* Start *
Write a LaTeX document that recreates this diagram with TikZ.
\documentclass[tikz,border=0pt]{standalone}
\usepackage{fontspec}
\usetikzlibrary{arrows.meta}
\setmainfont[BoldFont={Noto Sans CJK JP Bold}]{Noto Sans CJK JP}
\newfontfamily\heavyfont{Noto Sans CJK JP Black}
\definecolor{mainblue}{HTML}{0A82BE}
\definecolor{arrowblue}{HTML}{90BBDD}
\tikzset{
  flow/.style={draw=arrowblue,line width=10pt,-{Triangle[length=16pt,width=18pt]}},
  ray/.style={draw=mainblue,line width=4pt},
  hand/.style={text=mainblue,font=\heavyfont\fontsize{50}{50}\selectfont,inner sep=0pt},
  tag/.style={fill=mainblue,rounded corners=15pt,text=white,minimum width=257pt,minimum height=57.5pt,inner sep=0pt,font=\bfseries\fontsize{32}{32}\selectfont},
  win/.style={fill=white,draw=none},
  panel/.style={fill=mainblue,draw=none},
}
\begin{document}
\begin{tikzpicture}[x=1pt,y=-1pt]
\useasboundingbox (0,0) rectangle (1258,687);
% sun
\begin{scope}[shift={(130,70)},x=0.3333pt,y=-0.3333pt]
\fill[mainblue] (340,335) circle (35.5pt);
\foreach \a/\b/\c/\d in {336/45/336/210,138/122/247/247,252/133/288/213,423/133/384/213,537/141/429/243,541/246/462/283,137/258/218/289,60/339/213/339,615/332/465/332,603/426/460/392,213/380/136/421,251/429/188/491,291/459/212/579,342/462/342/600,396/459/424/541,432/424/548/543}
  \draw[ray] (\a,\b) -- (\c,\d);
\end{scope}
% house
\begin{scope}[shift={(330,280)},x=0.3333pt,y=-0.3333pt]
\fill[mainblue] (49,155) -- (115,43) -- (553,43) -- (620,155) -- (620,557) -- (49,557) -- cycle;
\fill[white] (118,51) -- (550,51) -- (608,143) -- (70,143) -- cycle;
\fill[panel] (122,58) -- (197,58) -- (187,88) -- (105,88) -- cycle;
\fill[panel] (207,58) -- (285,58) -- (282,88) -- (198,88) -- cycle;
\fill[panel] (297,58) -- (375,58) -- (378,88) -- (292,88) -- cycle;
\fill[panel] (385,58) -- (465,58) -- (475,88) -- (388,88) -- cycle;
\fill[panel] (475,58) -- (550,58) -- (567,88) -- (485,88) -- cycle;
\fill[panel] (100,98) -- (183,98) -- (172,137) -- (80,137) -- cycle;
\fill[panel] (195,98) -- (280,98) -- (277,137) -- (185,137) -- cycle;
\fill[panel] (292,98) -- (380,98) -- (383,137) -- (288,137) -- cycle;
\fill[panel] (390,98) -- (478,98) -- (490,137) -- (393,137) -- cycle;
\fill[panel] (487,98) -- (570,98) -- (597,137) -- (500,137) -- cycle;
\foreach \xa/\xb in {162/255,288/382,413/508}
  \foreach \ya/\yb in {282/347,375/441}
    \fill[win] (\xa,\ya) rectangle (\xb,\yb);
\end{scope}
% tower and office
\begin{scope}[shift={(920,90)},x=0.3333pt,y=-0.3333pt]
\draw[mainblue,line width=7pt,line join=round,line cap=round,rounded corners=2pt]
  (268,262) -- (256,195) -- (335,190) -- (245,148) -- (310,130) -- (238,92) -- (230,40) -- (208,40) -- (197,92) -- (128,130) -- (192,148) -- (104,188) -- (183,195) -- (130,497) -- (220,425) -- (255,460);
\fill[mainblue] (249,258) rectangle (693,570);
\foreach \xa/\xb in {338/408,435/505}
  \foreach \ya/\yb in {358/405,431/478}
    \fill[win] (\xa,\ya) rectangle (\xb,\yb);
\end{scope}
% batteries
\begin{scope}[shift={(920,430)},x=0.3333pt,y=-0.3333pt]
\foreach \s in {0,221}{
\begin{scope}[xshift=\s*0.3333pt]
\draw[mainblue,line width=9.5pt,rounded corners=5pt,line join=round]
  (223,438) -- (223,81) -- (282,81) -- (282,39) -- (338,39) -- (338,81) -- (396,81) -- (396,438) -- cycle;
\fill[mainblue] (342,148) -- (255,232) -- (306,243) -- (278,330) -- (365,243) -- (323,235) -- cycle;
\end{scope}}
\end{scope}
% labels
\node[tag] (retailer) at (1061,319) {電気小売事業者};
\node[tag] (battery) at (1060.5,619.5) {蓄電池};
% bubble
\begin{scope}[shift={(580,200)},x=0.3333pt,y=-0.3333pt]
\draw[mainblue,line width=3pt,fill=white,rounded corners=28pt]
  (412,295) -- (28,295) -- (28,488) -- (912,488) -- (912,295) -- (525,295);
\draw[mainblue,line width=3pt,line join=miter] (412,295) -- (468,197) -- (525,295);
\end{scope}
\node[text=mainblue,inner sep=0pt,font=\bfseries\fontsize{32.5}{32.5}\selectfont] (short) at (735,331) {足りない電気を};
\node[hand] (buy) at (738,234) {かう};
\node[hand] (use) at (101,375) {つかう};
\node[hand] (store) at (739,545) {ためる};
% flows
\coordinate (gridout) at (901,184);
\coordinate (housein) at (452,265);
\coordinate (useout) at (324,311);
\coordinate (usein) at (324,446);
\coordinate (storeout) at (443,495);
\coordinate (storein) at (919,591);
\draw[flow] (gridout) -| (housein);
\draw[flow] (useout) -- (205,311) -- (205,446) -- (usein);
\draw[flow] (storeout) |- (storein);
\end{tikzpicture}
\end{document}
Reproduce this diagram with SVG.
* End *
▶ _What you need to do_: All the entries above need to be reproduced exactly.

▶ _Solution to this problem_:
Write a LaTeX document that recreates this diagram with TikZ.
\documentclass[tikz,border=0pt]{standalone}
\usepackage{fontspec}
\usetikzlibrary{arrows.meta}
\setmainfont[BoldFont={Noto Sans CJK JP Bold}]{Noto Sans CJK JP}
\newfontfamily\heavyfont{Noto Sans CJK JP Black}
\definecolor{mainblue}{HTML}{0A82BE}
\definecolor{arrowblue}{HTML}{90BBDD}
\tikzset{
  flow/.style={draw=arrowblue,line width=10pt,-{Triangle[length=16pt,width=18pt]}},
  ray/.style={draw=mainblue,line width=4pt},
  hand/.style={text=mainblue,font=\heavyfont\fontsize{50}{50}\selectfont,inner sep=0pt},
  tag/.style={fill=mainblue,rounded corners=15pt,text=white,minimum width=257pt,minimum height=57.5pt,inner sep=0pt,font=\bfseries\fontsize{32}{32}\selectfont},
  win/.style={fill=white,draw=none},
  panel/.style={fill=mainblue,draw=none},
}
\begin{document}
\begin{tikzpicture}[x=1pt,y=-1pt]
\useasboundingbox (0,0) rectangle (1258,687);
% sun
\begin{scope}[shift={(130,70)},x=0.3333pt,y=-0.3333pt]
\fill[mainblue] (340,335) circle (35.5pt);
\foreach \a/\b/\c/\d in {336/45/336/210,138/122/247/247,252/133/288/213,423/133/384/213,537/141/429/243,541/246/462/283,137/258/218/289,60/339/213/339,615/332/465/332,603/426/460/392,213/380/136/421,251/429/188/491,291/459/212/579,342/462/342/600,396/459/424/541,432/424/548/543}
  \draw[ray] (\a,\b) -- (\c,\d);
\end{scope}
% house
\begin{scope}[shift={(330,280)},x=0.3333pt,y=-0.3333pt]
\fill[mainblue] (49,155) -- (115,43) -- (553,43) -- (620,155) -- (620,557) -- (49,557) -- cycle;
\fill[white] (118,51) -- (550,51) -- (608,143) -- (70,143) -- cycle;
\fill[panel] (122,58) -- (197,58) -- (187,88) -- (105,88) -- cycle;
\fill[panel] (207,58) -- (285,58) -- (282,88) -- (198,88) -- cycle;
\fill[panel] (297,58) -- (375,58) -- (378,88) -- (292,88) -- cycle;
\fill[panel] (385,58) -- (465,58) -- (475,88) -- (388,88) -- cycle;
\fill[panel] (475,58) -- (550,58) -- (567,88) -- (485,88) -- cycle;
\fill[panel] (100,98) -- (183,98) -- (172,137) -- (80,137) -- cycle;
\fill[panel] (195,98) -- (280,98) -- (277,137) -- (185,137) -- cycle;
\fill[panel] (292,98) -- (380,98) -- (383,137) -- (288,137) -- cycle;
\fill[panel] (390,98) -- (478,98) -- (490,137) -- (393,137) -- cycle;
\fill[panel] (487,98) -- (570,98) -- (597,137) -- (500,137) -- cycle;
\foreach \xa/\xb in {162/255,288/382,413/508}
  \foreach \ya/\yb in {282/347,375/441}
    \fill[win] (\xa,\ya) rectangle (\xb,\yb);
\end{scope}
% tower and office
\begin{scope}[shift={(920,90)},x=0.3333pt,y=-0.3333pt]
\draw[mainblue,line width=7pt,line join=round,line cap=round,rounded corners=2pt]
  (268,262) -- (256,195) -- (335,190) -- (245,148) -- (310,130) -- (238,92) -- (230,40) -- (208,40) -- (197,92) -- (128,130) -- (192,148) -- (104,188) -- (183,195) -- (130,497) -- (220,425) -- (255,460);
\fill[mainblue] (249,258) rectangle (693,570);
\foreach \xa/\xb in {338/408,435/505}
  \foreach \ya/\yb in {358/405,431/478}
    \fill[win] (\xa,\ya) rectangle (\xb,\yb);
\end{scope}
% batteries
\begin{scope}[shift={(920,430)},x=0.3333pt,y=-0.3333pt]
\foreach \s in {0,221}{
\begin{scope}[xshift=\s*0.3333pt]
\draw[mainblue,line width=9.5pt,rounded corners=5pt,line join=round]
  (223,438) -- (223,81) -- (282,81) -- (282,39) -- (338,39) -- (338,81) -- (396,81) -- (396,438) -- cycle;
\fill[mainblue] (342,148) -- (255,232) -- (306,243) -- (278,330) -- (365,243) -- (323,235) -- cycle;
\end{scope}}
\end{scope}
% labels
\node[tag] (retailer) at (1061,319) {電気小売事業者};
\node[tag] (battery) at (1060.5,619.5) {蓄電池};
% bubble
\begin{scope}[shift={(580,200)},x=0.3333pt,y=-0.3333pt]
\draw[mainblue,line width=3pt,fill=white,rounded corners=28pt]
  (412,295) -- (28,295) -- (28,488) -- (912,488) -- (912,295) -- (525,295);
\draw[mainblue,line width=3pt,line join=miter] (412,295) -- (468,197) -- (525,295);
\end{scope}
\node[text=mainblue,inner sep=0pt,font=\bfseries\fontsize{32.5}{32.5}\selectfont] (short) at (735,331) {足りない電気を};
\node[hand] (buy) at (738,234) {かう};
\node[hand] (use) at (101,375) {つかう};
\node[hand] (store) at (739,545) {ためる};
% flows
\coordinate (gridout) at (901,184);
\coordinate (housein) at (452,265);
\coordinate (useout) at (324,311);
\coordinate (usein) at (324,446);
\coordinate (storeout) at (443,495);
\coordinate (storein) at (919,591);
\draw[flow] (gridout) -| (housein);
\draw[flow] (useout) -- (205,311) -- (205,446) -- (usein);
\draw[flow] (storeout) |- (storein);
\end{tikzpicture}
\end{document}
Reproduce this diagram with SVG.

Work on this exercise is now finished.